U.S. Ski & Snowboard has named Houston Deck as the Athletic Development Coach for aerials and freeski. Deck’s hiring comes on the heels of completing an internship with U.S. Ski & Snowboard’s High Performance team and he joins the organization with more than four years of athletic training experience.
“We’re excited to welcome Houston into the U.S. Ski & Snowboard family full time,” said U.S. Ski & Snowboard’s Director of High Performance, Troy Taylor. “Over the last five months as a high performance intern, Houston has proven himself to be a knowledgeable and skilled Athletic Development Coach, and he has showcased his ability to build effective relationships with athletes, coaches, and staff alike.”
Originally from Orlando, Fla., Deck graduated from Florida Southern College with a degree in Human Movement and Performance. He spent two years working under renowned sport scientist Dr. Mike Young at his Athletic Lab in North Carolina. There Deck gained experience working with elite athletes and implementing cutting edge developments in sports science. Following his time with Dr. Young, Deck returned to Orlando and worked in the private sector before returning to school to pursue his master’s degree in exercise science.
Deck came on to U.S. Ski & Snowboard as a high performance intern this past spring and has been working with athletes across all teams. “Since starting here it’s been an absolutely awesome experience working with Tschana [Schiller, Athletic Development Manager],” said Deck. “I’ve worked the most with snowboardcross - Hagen, Faye, Diebold, and Rosie have all been amazing. I’ve spent some time with [Michael] Bingaman and men’s alpine. We have 13 disciplines so there’s a lot to learn, it’s been really fun.”
In Deck’s new position he will be working with athletes of the U.S. Freestyle Aerials Ski Team and the U.S. Freeski Team.
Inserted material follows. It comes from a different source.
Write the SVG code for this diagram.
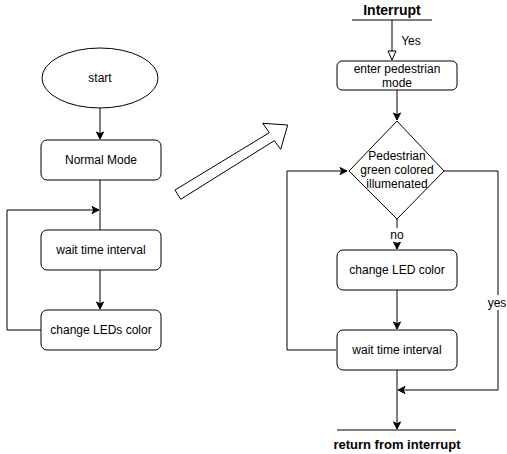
<svg xmlns="http://www.w3.org/2000/svg" width="507" height="454" viewBox="0 0 507 454">
<style>
.box{fill:#fff;stroke:#000;stroke-width:1}
.ln{fill:none;stroke:#000;stroke-width:1}
.t{font-family:"Liberation Sans",Arial,sans-serif;font-size:12px;fill:#000;text-anchor:middle}
.b{font-family:"Liberation Sans",Arial,sans-serif;font-weight:bold;fill:#000;text-anchor:middle}
</style>
<defs>
<marker id="ar" markerWidth="10" markerHeight="10" refX="8" refY="5" orient="auto" markerUnits="userSpaceOnUse">
<path d="M1,1.5 L8,5 L1,8.5 L2.8,5 Z" fill="#000" stroke="#000" stroke-width="1"/>
</marker>
<marker id="ho" markerWidth="14" markerHeight="12" refX="10" refY="5" orient="auto" markerUnits="userSpaceOnUse">
<path d="M1,1 L10,5 L1,9 Z" fill="#fff" stroke="#000" stroke-width="1"/>
</marker>
</defs>
<rect width="507" height="454" fill="#fff"/>
<g id="connectors">
<line class="ln" x1="100" y1="108" x2="100" y2="139" marker-end="url(#ar)"/>
<line class="ln" x1="100" y1="180" x2="100" y2="230"/>
<line class="ln" x1="100" y1="270" x2="100" y2="309" marker-end="url(#ar)"/>
<polyline class="ln" points="41,330 7,330 7,210 99,210" marker-end="url(#ar)"/>
<line class="ln" x1="392" y1="20" x2="392" y2="60" marker-end="url(#ho)"/>
<line class="ln" x1="397" y1="90" x2="397" y2="120" marker-end="url(#ar)"/>
<line class="ln" x1="397" y1="219" x2="397" y2="249" marker-end="url(#ar)"/>
<line class="ln" x1="397" y1="290" x2="397" y2="329" marker-end="url(#ar)"/>
<polyline class="ln" points="336,350 287,350 287,171 347,171" marker-end="url(#ar)"/>
<polyline class="ln" points="444,171 498,171 498,390 398,390" marker-end="url(#ar)"/>
<line class="ln" x1="397" y1="370" x2="397" y2="429" marker-end="url(#ar)"/>
<rect x="486" y="295" width="22" height="15" fill="#fff"/>
<text class="t" x="497" y="307">yes</text>
<rect x="388" y="228" width="18" height="14" fill="#fff"/>
<text class="t" x="397" y="239">no</text>
<text class="t" x="411" y="45">Yes</text>
</g>
<g id="start"><ellipse class="box" cx="100" cy="78" rx="58" ry="30"/><text class="t" x="100" y="82">start</text></g>
<g id="normal-mode"><rect class="box" x="41" y="140" width="120" height="40" rx="6"/><text class="t" x="101" y="164">Normal Mode</text></g>
<g id="wait-left"><rect class="box" x="41" y="230" width="120" height="40" rx="6"/><text class="t" x="101" y="254">wait time interval</text></g>
<g id="change-leds"><rect class="box" x="41" y="310" width="120" height="40" rx="6"/><text class="t" x="101" y="334">change LEDs color</text></g>
<g id="big-arrow"><polygon class="box" points="175,190 269.3,132.7 262.7,123.3 287.7,125 280.7,149.3 274.3,140.7 180.7,199.3"/></g>
<g id="interrupt"><line class="ln" x1="352" y1="20" x2="432" y2="20"/><text class="b" x="392" y="15" font-size="14">Interrupt</text></g>
<g id="enter-ped"><rect class="box" x="337" y="61" width="120" height="29" rx="5"/><text class="t" x="397" y="73">enter pedestrian</text><text class="t" x="397" y="87">mode</text></g>
<g id="decision"><polygon class="box" points="397,121 444,171 397,219 349,171"/><text class="t" x="397" y="160">Pedestrian</text><text class="t" x="397" y="174">green colored</text><text class="t" x="397" y="188">illumenated</text></g>
<g id="change-led"><rect class="box" x="337" y="250" width="120" height="40" rx="6"/><text class="t" x="397" y="274">change LED color</text></g>
<g id="wait-right"><rect class="box" x="337" y="330" width="120" height="40" rx="6"/><text class="t" x="397" y="354">wait time interval</text></g>
<g id="return"><line class="ln" x1="337" y1="430" x2="456" y2="430"/><text class="b" x="397" y="449" font-size="13">return from interrupt</text></g>
</svg>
He approaches athletic development as a creative opportunity to engage his athletes in different ways. “I’ve enjoyed learning and using the almost unlimited amount of tools we have in our toolbox here,” he said. “While typical athletic development scenarios work, like hitting the weight room, we have lots of unique equipment: the skateboard bowl, the trampoline, the spring floor, etc. I like to be creative in my workouts, like building obstacle courses, so I keep the athlete interested.”
Deck’s coaching philosophy is getting to know his athletes first as people, to make a connection with them. “Working with other populations can be rewarding, but being able to watch the athletes grow, and them being open enough to have us on their journey brings me goosebumps.”
When not working, Deck can be found enjoying Utah’s outdoor playground hiking, SUPing or mountain biking. He looks forward to the season ahead, his first real winter. “I haven’t been in any weather that’s below freezing really. It’s going to be a real wake up call, winter is coming!”